• _EXERCISE INSTRUCTIONS_: Write out nothing but the lines from the first line of the entries below through the line with "price_line_index = [-0.7296, 30.36]"; no pictures go in.

Records with drawing code
■ ■ ■ ■ ■ ■ ■

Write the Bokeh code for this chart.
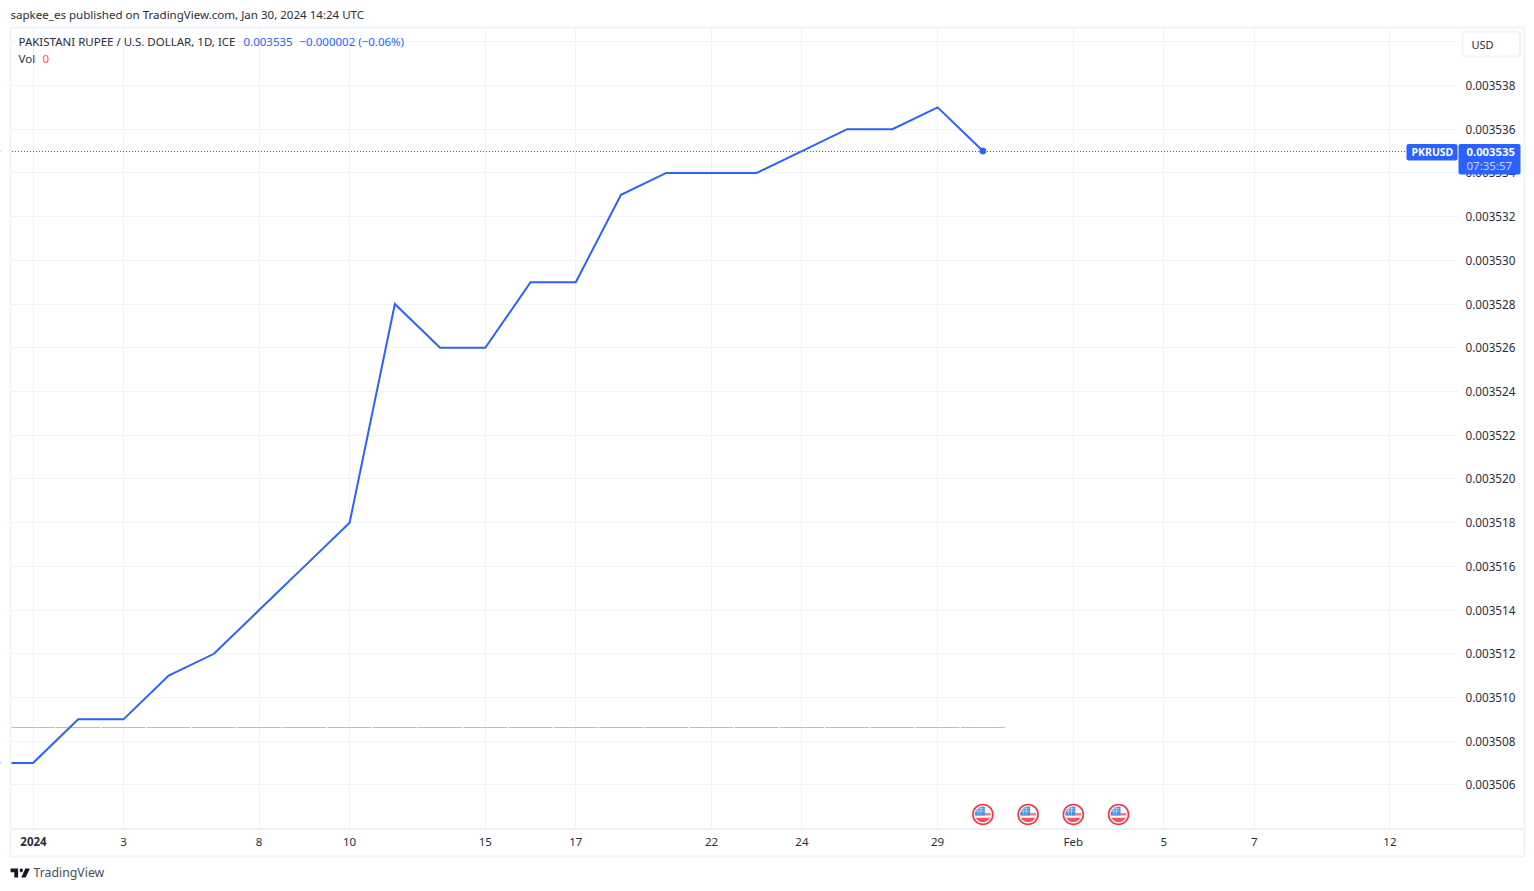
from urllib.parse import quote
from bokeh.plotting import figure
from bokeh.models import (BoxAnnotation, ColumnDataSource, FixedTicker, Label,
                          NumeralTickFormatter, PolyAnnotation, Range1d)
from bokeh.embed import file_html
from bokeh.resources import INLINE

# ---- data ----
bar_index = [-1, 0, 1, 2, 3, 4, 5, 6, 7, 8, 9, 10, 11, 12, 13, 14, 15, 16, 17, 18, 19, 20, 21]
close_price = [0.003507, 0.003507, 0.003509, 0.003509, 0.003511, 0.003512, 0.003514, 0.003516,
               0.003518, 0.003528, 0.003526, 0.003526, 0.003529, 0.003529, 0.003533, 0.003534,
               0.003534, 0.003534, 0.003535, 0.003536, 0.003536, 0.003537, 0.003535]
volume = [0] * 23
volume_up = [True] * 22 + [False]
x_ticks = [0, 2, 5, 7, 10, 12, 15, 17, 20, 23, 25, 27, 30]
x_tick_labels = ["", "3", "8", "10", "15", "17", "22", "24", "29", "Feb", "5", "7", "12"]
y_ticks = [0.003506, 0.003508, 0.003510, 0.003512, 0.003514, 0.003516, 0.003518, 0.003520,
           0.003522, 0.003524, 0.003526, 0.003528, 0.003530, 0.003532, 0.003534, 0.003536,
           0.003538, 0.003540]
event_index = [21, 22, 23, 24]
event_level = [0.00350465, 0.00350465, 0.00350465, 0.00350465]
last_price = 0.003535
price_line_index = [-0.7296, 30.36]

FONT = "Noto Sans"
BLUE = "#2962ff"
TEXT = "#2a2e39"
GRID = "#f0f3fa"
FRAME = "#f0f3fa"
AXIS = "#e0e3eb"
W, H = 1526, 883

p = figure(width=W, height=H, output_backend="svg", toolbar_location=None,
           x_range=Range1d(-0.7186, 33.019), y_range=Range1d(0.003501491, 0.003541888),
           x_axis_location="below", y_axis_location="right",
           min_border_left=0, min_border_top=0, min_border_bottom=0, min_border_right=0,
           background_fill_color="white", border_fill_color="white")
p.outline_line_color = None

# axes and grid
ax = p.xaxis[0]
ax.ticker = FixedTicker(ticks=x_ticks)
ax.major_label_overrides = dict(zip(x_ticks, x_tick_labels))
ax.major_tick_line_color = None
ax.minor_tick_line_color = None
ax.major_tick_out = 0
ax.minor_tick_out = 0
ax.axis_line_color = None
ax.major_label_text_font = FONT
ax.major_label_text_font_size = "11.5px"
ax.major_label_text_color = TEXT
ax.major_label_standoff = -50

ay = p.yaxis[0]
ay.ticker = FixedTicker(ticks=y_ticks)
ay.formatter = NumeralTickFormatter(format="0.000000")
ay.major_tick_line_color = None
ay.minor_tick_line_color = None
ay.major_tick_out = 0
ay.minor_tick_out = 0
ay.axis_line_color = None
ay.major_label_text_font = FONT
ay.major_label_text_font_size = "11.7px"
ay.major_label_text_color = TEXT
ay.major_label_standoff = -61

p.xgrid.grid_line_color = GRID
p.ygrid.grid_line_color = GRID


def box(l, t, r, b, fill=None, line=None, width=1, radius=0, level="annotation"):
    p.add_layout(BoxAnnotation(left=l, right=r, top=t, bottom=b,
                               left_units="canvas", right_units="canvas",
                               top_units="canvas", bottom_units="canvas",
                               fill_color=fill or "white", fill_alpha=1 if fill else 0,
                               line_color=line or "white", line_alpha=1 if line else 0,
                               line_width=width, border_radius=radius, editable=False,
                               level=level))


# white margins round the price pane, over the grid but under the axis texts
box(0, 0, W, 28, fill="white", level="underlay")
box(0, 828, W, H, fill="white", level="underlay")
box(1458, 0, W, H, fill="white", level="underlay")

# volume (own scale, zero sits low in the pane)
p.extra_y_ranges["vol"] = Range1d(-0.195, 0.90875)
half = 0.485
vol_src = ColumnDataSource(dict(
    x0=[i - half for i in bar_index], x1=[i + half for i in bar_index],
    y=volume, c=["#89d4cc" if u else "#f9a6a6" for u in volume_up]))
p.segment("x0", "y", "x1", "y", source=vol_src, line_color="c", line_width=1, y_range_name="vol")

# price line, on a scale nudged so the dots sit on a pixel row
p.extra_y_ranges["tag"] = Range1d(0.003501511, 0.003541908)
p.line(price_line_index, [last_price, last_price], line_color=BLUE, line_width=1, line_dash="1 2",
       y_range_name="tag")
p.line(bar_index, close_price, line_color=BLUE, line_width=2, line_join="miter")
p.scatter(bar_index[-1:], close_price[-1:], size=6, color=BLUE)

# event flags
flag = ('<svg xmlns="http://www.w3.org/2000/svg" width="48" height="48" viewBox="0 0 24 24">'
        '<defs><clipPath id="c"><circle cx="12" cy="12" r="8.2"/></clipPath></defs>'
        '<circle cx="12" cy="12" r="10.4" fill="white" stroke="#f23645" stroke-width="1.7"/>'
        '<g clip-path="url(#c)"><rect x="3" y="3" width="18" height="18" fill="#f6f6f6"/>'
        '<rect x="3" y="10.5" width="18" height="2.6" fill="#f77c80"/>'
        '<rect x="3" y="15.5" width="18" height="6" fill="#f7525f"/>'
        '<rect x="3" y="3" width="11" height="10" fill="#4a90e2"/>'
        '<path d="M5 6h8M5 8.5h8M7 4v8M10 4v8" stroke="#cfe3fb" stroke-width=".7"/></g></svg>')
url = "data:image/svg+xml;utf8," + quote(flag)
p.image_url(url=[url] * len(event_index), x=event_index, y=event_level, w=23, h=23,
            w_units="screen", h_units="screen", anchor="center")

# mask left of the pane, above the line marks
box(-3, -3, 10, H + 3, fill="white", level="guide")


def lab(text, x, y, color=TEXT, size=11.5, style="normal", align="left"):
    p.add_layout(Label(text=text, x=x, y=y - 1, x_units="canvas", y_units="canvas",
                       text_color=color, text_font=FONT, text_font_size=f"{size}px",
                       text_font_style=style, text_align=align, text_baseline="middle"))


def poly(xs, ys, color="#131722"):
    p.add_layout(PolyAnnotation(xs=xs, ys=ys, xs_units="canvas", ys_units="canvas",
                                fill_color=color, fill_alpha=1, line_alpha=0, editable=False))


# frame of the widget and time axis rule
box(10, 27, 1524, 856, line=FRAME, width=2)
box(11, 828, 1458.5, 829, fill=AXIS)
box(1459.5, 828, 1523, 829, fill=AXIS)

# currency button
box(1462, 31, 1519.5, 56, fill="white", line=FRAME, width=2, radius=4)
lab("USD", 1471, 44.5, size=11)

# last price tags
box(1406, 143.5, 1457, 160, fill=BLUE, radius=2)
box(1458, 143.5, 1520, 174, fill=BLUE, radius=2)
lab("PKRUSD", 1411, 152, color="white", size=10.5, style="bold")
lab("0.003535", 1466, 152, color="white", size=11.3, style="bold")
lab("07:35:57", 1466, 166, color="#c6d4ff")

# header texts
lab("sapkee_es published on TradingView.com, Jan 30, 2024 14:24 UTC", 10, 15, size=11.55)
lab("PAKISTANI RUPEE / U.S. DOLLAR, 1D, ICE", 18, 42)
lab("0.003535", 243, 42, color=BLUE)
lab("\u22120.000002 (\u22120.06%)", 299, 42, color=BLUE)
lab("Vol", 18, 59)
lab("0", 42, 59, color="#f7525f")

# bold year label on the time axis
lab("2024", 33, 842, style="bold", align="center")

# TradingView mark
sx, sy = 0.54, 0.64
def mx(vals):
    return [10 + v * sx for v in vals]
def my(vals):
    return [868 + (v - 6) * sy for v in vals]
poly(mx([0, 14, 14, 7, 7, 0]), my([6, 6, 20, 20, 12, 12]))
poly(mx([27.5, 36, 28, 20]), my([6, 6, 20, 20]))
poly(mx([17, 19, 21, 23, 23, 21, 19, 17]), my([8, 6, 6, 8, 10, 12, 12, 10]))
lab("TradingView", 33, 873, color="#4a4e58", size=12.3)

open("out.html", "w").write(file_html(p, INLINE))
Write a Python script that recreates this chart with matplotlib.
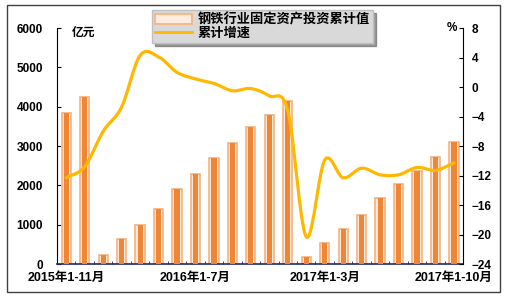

■ ■ ■ ■ ■ ■ ■

• _RESULT OF THE EXERCISE_:
Write the Bokeh code for this chart.
from urllib.parse import quote
from bokeh.plotting import figure
from bokeh.models import (BoxAnnotation, ColumnDataSource, FixedTicker, Label,
                          NumeralTickFormatter, PolyAnnotation, Range1d)
from bokeh.embed import file_html
from bokeh.resources import INLINE

# ---- data ----
bar_index = [-1, 0, 1, 2, 3, 4, 5, 6, 7, 8, 9, 10, 11, 12, 13, 14, 15, 16, 17, 18, 19, 20, 21]
close_price = [0.003507, 0.003507, 0.003509, 0.003509, 0.003511, 0.003512, 0.003514, 0.003516,
               0.003518, 0.003528, 0.003526, 0.003526, 0.003529, 0.003529, 0.003533, 0.003534,
               0.003534, 0.003534, 0.003535, 0.003536, 0.003536, 0.003537, 0.003535]
volume = [0] * 23
volume_up = [True] * 22 + [False]
x_ticks = [0, 2, 5, 7, 10, 12, 15, 17, 20, 23, 25, 27, 30]
x_tick_labels = ["", "3", "8", "10", "15", "17", "22", "24", "29", "Feb", "5", "7", "12"]
y_ticks = [0.003506, 0.003508, 0.003510, 0.003512, 0.003514, 0.003516, 0.003518, 0.003520,
           0.003522, 0.003524, 0.003526, 0.003528, 0.003530, 0.003532, 0.003534, 0.003536,
           0.003538, 0.003540]
event_index = [21, 22, 23, 24]
event_level = [0.00350465, 0.00350465, 0.00350465, 0.00350465]
last_price = 0.003535
price_line_index = [-0.7296, 30.36]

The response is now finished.